To cut costs, Conran says the company laid off roughly 10 percent of its U.K. employees. More staff members left the company of their own accord due to the financial uncertainty of the business. Maker&Son also filed a declaration to appoint administrators—a legal status that allows British companies a reprieve from creditors without formally entering into bankruptcy proceedings. Meanwhile, the company launched a crowdfunding campaign through a platform called Seedrs—an initiative that was ultimately abandoned when offers to purchase the company began trickling in.
Now that the business is recapitalized, Conran says that Maker&Son is back up and running, and working on fulfilling outstanding orders.

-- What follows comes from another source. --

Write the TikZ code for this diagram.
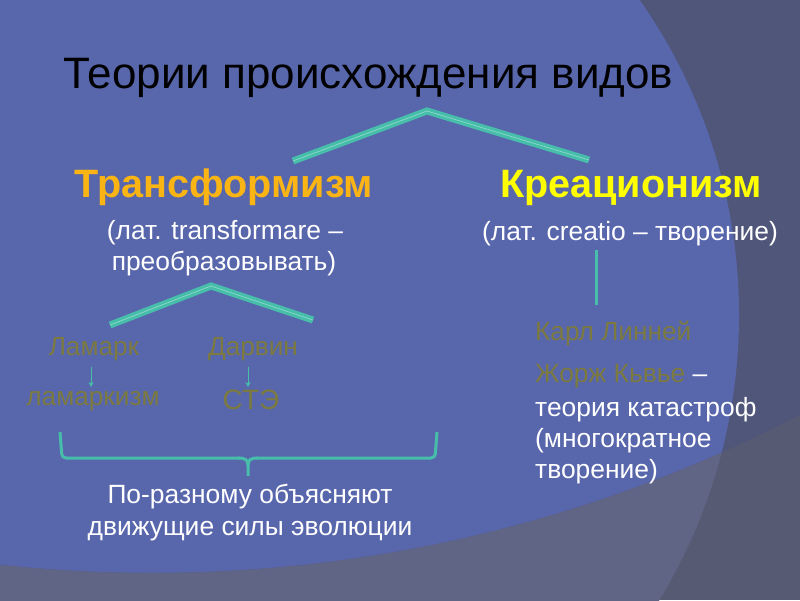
\documentclass[tikz,border=0pt]{standalone}
\usepackage{fontspec}
\setmainfont{Liberation Sans}
\usetikzlibrary{arrows.meta}
\definecolor{bgblue}{RGB}{88,102,172}
\definecolor{bgdark}{RGB}{79,86,121}
\definecolor{bandblue}{RGB}{96,101,134}
\definecolor{banddark}{RGB}{86,90,115}
\definecolor{teal}{RGB}{70,190,170}
\definecolor{tealin}{RGB}{150,220,205}
\definecolor{orng}{RGB}{250,180,20}
\definecolor{yel}{RGB}{255,255,0}
\definecolor{olv}{RGB}{124,122,62}
\tikzset{
  wtxt/.style={inner sep=0pt, font=\fontsize{26.4}{31}\selectfont, text=white},
  ttl/.style={inner sep=0pt, font=\fontsize{44}{52}\selectfont, text=black},
  head/.style={inner sep=0pt, font=\fontsize{39.6}{46}\selectfont\bfseries},
  person/.style={inner sep=0pt, font=\fontsize{26.2}{31}\selectfont, text=olv},
  link/.style={draw=teal, line width=3.2pt, double=tealin, double distance=0.6pt, line join=miter},
  vline/.style={draw=teal, line width=3pt},
  brace/.style={draw=teal, line width=3pt, rounded corners=4pt},
  smallarrow/.style={draw=teal, line width=0.9pt, -{Stealth[length=5pt,width=5pt]}}
}
\begin{document}
\begin{tikzpicture}[x=1pt,y=-1pt]
\useasboundingbox (0,0) rectangle (800,600);
\begin{scope}
\clip (0,0) rectangle (800,600);
\fill[bgdark] (0,0) rectangle (800,600);
\fill[bgblue] (190,315) circle (549);
\begin{scope}[even odd rule]
\clip (-10,-10) rectangle (810,610) (152,-831) circle (1404);
\fill[banddark] (0,0) rectangle (800,600);
\fill[bandblue] (190,315) circle (549);
\end{scope}
\end{scope}

% texts
\node[ttl, anchor=base west] (title) at (63,88) {Теории происхождения видов};
\node[head, text=orng, anchor=base] (trans) at (224,197) {Трансформизм};
\node[head, text=yel, anchor=base] (creat) at (631,197) {Креационизм};
\node[wtxt, anchor=base] (transl1) at (225,239) {(лат. transformare –};
\node[wtxt, anchor=base] (transl2) at (224,270) {преобразовывать)};
\node[wtxt, anchor=base] (creatl) at (630,240) {(лат. creatio – творение)};
\node[person, anchor=base] (lamarck) at (94,355) {Ламарк};
\node[person, anchor=base] (darwin) at (253,355) {Дарвин};
\node[person, anchor=base] (lamism) at (93,405) {ламаркизм};
\node[person, anchor=base, font=\fontsize{28}{32}\selectfont] (ste) at (251,409) {СТЭ};
\node[wtxt, anchor=base] (diff1) at (250,503) {По-разному объясняют};
\node[wtxt, anchor=base] (diff2) at (250,535) {движущие силы эволюции};
\node[person, anchor=base west] (linn) at (535,340) {Карл Линней};
\node[wtxt, anchor=base west] (cuv) at (535,382) {{\color{olv}Жорж Кьвье} –};
\node[wtxt, anchor=base west] (cat1) at (535,416) {теория катастроф};
\node[wtxt, anchor=base west] (cat2) at (535,447) {(многократное};
\node[wtxt, anchor=base west] (cat3) at (535,478) {творение)};

% connector points
\coordinate (t1) at (293,161);
\coordinate (t2) at (427,111);
\coordinate (t3) at (589,160);
\coordinate (s1) at (110,325);
\coordinate (s2) at (211,286);
\coordinate (s3) at (313,320);
\coordinate (v1) at (596,250);
\coordinate (v2) at (596,305);
\coordinate (la1) at (91,367);
\coordinate (la2) at (91,387);
\coordinate (da1) at (248,367);
\coordinate (da2) at (248,387);
\coordinate (bl) at (60,432);
\coordinate (br) at (437,432);
\coordinate (bm) at (248,476);

\draw[link] (t1) -- (t2) -- (t3);
\draw[link] (s1) -- (s2) -- (s3);
\draw[vline] (v1) -- (v2);
\draw[smallarrow] (la1) -- (la2);
\draw[smallarrow] (da1) -- (da2);
\draw[brace] (bl) -- (62,458) -- (240,458);
\draw[brace] (br) -- (435,458) -- (256,458);
\draw[draw=teal, line width=3pt] (238,458) .. controls (246,458) and (248,460) .. (248,466) -- (bm);
\draw[draw=teal, line width=3pt] (258,458) .. controls (250,458) and (248,460) .. (248,466);
\end{tikzpicture}
\end{document}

He adds that the company has a new manufacturing partner in the U.S. “The orders are flowing out there,” he says. “It’s turned on a dime, and we’re working with them very closely. Things are moving; things are going out.”

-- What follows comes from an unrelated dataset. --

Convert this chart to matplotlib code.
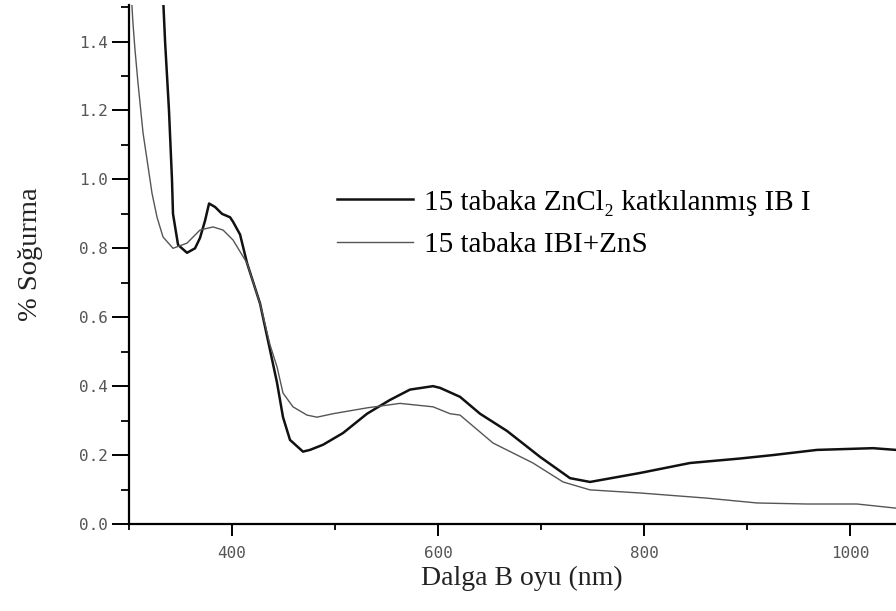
import matplotlib.pyplot as plt
from matplotlib.ticker import MultipleLocator, FixedLocator

# wavelength (nm) and absorbance
wl_zncl = [332, 335.0, 338.8, 341.7, 342.7, 347.6, 356.3, 364.1, 368.9, 373.8,
           377.7, 383.5, 390.3, 398.1, 401.0, 407.8, 414.6, 427.2, 436.9, 443.7,
           449.5, 456.3, 468.9, 475.7, 488.4, 507.8, 531.1, 553.4, 572.8, 595.2,
           602.0, 621.4, 640.8, 667.0, 699.0, 728.2, 747.6, 796.1, 844.7, 893.2,
           925.3, 968.0, 1022.4, 1044.7]
abs_zncl = [1.60, 1.40, 1.20, 1.00, 0.90, 0.81, 0.787, 0.80, 0.83, 0.88,
            0.93, 0.92, 0.90, 0.89, 0.877, 0.84, 0.757, 0.64, 0.505, 0.41,
            0.31, 0.244, 0.21, 0.215, 0.23, 0.264, 0.32, 0.36, 0.39, 0.40,
            0.395, 0.369, 0.32, 0.27, 0.195, 0.133, 0.122, 0.148, 0.177, 0.19,
            0.20, 0.215, 0.22, 0.215]

wl_zns = [301.9, 303.9, 305.8, 308.7, 313.6, 317.5, 322.3, 327.2, 333.0, 342.7,
          356.3, 368.9, 381.6, 391.3, 401.0, 414.6, 427.2, 436.9, 443.7, 449.5,
          459.2, 472.8, 482.5, 498.1, 531.1, 563.1, 595.2, 611.7, 621.4, 653.4,
          692.2, 721.4, 747.6, 796.1, 861.2, 909.7, 958.3, 1006.8, 1044.7]
abs_zns = [1.55, 1.45, 1.376, 1.28, 1.135, 1.057, 0.96, 0.89, 0.833, 0.80,
           0.815, 0.853, 0.862, 0.853, 0.824, 0.757, 0.64, 0.52, 0.456, 0.38,
           0.34, 0.316, 0.31, 0.32, 0.337, 0.35, 0.34, 0.32, 0.316, 0.235,
           0.177, 0.122, 0.099, 0.09, 0.075, 0.061, 0.058, 0.058, 0.046]

labels = ["15 tabaka ZnCl\u2082 katkılanmış IB I", "15 tabaka IBI+ZnS"]
yticks = [0.0, 0.2, 0.4, 0.6, 0.8, 1.0, 1.2, 1.4]
xticks = [400, 600, 800, 1000]

serif = "Liberation Serif"
mono = "DejaVu Sans Mono"

fig = plt.figure(figsize=(8.96, 6.11), dpi=100)
ax = fig.add_axes([0.144, 0.1424, 0.856, 0.8494])

ax.plot(wl_zncl, abs_zncl, color="#111111", lw=1.8, label=labels[0])
ax.plot(wl_zns, abs_zns, color="#555555", lw=1.0, label=labels[1])

ax.set_xlim(300, 1044.7)
ax.set_ylim(0, 1.506)

ax.spines["top"].set_visible(False)
ax.spines["right"].set_visible(False)
ax.spines["left"].set_linewidth(1.6)
ax.spines["bottom"].set_linewidth(1.6)

ax.xaxis.set_major_locator(FixedLocator(xticks))
ax.xaxis.set_minor_locator(MultipleLocator(100))
ax.yaxis.set_major_locator(FixedLocator(yticks))
ax.yaxis.set_minor_locator(MultipleLocator(0.1))
ax.set_yticklabels([f"{v:.1f}" for v in yticks])
ax.set_xticklabels([str(v) for v in xticks])
ax.tick_params(axis="y", which="major", length=12, width=1.4, pad=3)
ax.tick_params(axis="y", which="minor", length=6, width=1.3)
ax.tick_params(axis="x", which="major", length=8.5, width=1.4, pad=7)
ax.tick_params(axis="x", which="minor", length=4, width=1.3)
ax.tick_params(which="major", labelsize=11.5, labelcolor="#555555")
for lab in ax.get_xticklabels() + ax.get_yticklabels():
    lab.set_family(mono)

ax.set_xlabel("Dalga B oyu (nm)", family=serif, fontsize=20, color="#222222")
ax.xaxis.set_label_coords(0.512, -0.080)
ax.set_ylabel("% Soğurma", family=serif, fontsize=20.5, color="#222222")
ax.yaxis.set_label_coords(-0.112, 0.52)

ax.legend(loc="upper left", bbox_to_anchor=(0.271, 0.645), frameon=False,
          borderpad=0, borderaxespad=0,
          handlelength=2.6, handletextpad=0.4, labelspacing=0.55,
          prop={"family": serif, "size": 21})

fig.savefig("out.png", dpi=100)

The company’s new ownership, Inc & Co, is a Manchester, England–based group founded by three partners, including CEO Jack Mason. In three short years, it has acquired a wide range of companies, from the Chop’d chain of salad restaurants to sports analytics firms to an on-demand laundry service. Conran says Maker&Sons is still in the early stages of integrating with its new owners—for now, the level of involvement he and Willcock will have in the company going forward is still to be determined. “The main focus is getting back to normality with all the customers and making sure that every promise that we’ve made is kept,” he says.
Conran hopes that the father-and-son-founded brand can emerge from a difficult period stronger. Indeed, Maker&Son was born from a difficult time. After a divorce and the dissolution of a software company he helped found, Willcock began reading Julia Cameron’s creative practice guidebook The Artist’s Way. The book’s exercises led to a revelation: He wanted to make furniture. To help him launch the venture, he enlisted Conran, who happens to be the grandson of legendary retailer Terence Conran.
The two pursued a unique strategy. They would keep the line extremely limited—for most of Maker&Son’s existence, the company has sold essentially one product, a distinctive pillowy sofa built for maximum comfort—and manufacture with local partners instead of relying on the global supply chain. To get their wares in front of consumers, Willcock and Conran relied on a small fleet of vans that would drive directly to potential customers to show off the merchandise in person. After launching in the U.K., the brand quickly found manufacturing partners and built out its fleet in Australia and then the U.S., eventually hiring Ralph Lauren veteran Jim Hardy to run its stateside operations. (Hardy has since moved on.)
This novel strategy, paired with some savvy social media marketing, allowed Maker&Son to quickly grow—even after the layoffs and departures, the company employs more than 150 worldwide. Now, with new ownership in place, Conran is eager to see that growth continue. “I want to get the furniture in front of as many people as I can,” he says. As for the biggest lesson learned from a turbulent period? “Overprepare.”